Over the past 15 years, I’ve made my share of mistakes. In cooking, a mistake might mean a burnt dinner. In investing, it can be more costly. Here are the hard-won lessons that will help you sidestep the common pitfalls and use ETFs effectively from day one.

  • Mistake I Made: Ignoring the Expense Ratio. When I started, I bought an ETF because it had a cool theme. I completely ignored the 0.75% expense ratio. That sounds tiny, right? But over 30 years, that small fee can eat up tens of thousands of dollars in returns compared to a similar fund charging 0.05%. Always, always check the expense ratio. It’s the “hidden” ingredient that can spoil the dish.
  • Secret #1: Know What’s in the Basket. Don’t just buy an ETF based on its name. A “Global Tech” ETF from one company might be heavily weighted in U.S. stocks, while another might have huge exposure to Asia. Use sites like Morningstar or the ETF provider’s own website to look at the top 10 holdings. You need to know what ingredients you’re actually buying.
  • Secret #2: Use Limit Orders, Not Market Orders. A “market order” buys or sells at the current best price, which can fluctuate wildly in a volatile market, especially for less-traded ETFs. A “limit order” lets you set the maximum price you’re willing to pay (or the minimum you’re willing to accept). It’s a simple safety net that gives you full control and prevents nasty surprises.
  • Secret #3: Understand the Different “Flavors” of ETFs. Not all ETFs are plain vanilla index funds. There are leveraged ETFs (that use debt to amplify returns/losses), inverse ETFs (that go up when the market goes down), and actively managed ETFs. As a beginner, stick to broad-market, low-cost passive index ETFs. Master the basics before experimenting with exotic ingredients.

Frequently Asked Questions

Is an ETF the same as a stock?

No, but it trades like one.
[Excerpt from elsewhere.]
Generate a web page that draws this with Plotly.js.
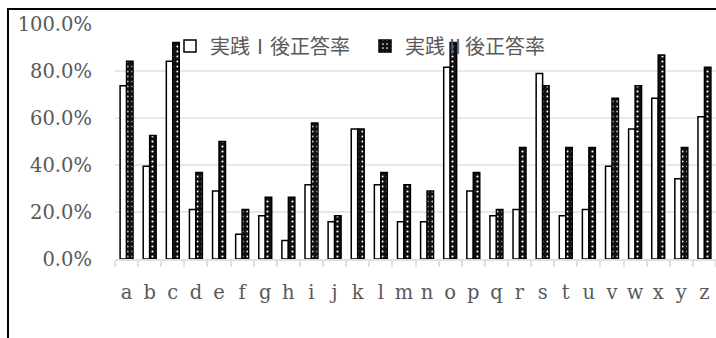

A stock represents ownership in a single company, while an ETF represents ownership in a diverse basket of many stocks or other assets. Think of it as buying one company vs. buying a curated portfolio.

Are ETFs better than mutual funds?

For many investors, their lower costs, tax efficiency, and intraday trading flexibility make them a more attractive choice. However, some mutual funds offer access to specific active management strategies not found in ETFs, so it depends on your goals.

What is the difference between an ETF’s price and its NAV?

The Net Asset Value (NAV) is the underlying value of all assets in the fund, calculated once at the end of the day. The market price is what the ETF is trading for on the exchange in real-time. Thanks to the creation/redemption process, these two values usually stay very close.

How do I start trading ETFs?

You can buy and sell ETFs through any standard online brokerage account, just like you would with an individual stock. Simply open an account with a reputable broker, fund it, and use the ETF’s ticker symbol (e.g., VTI, QQQ) to place your trade.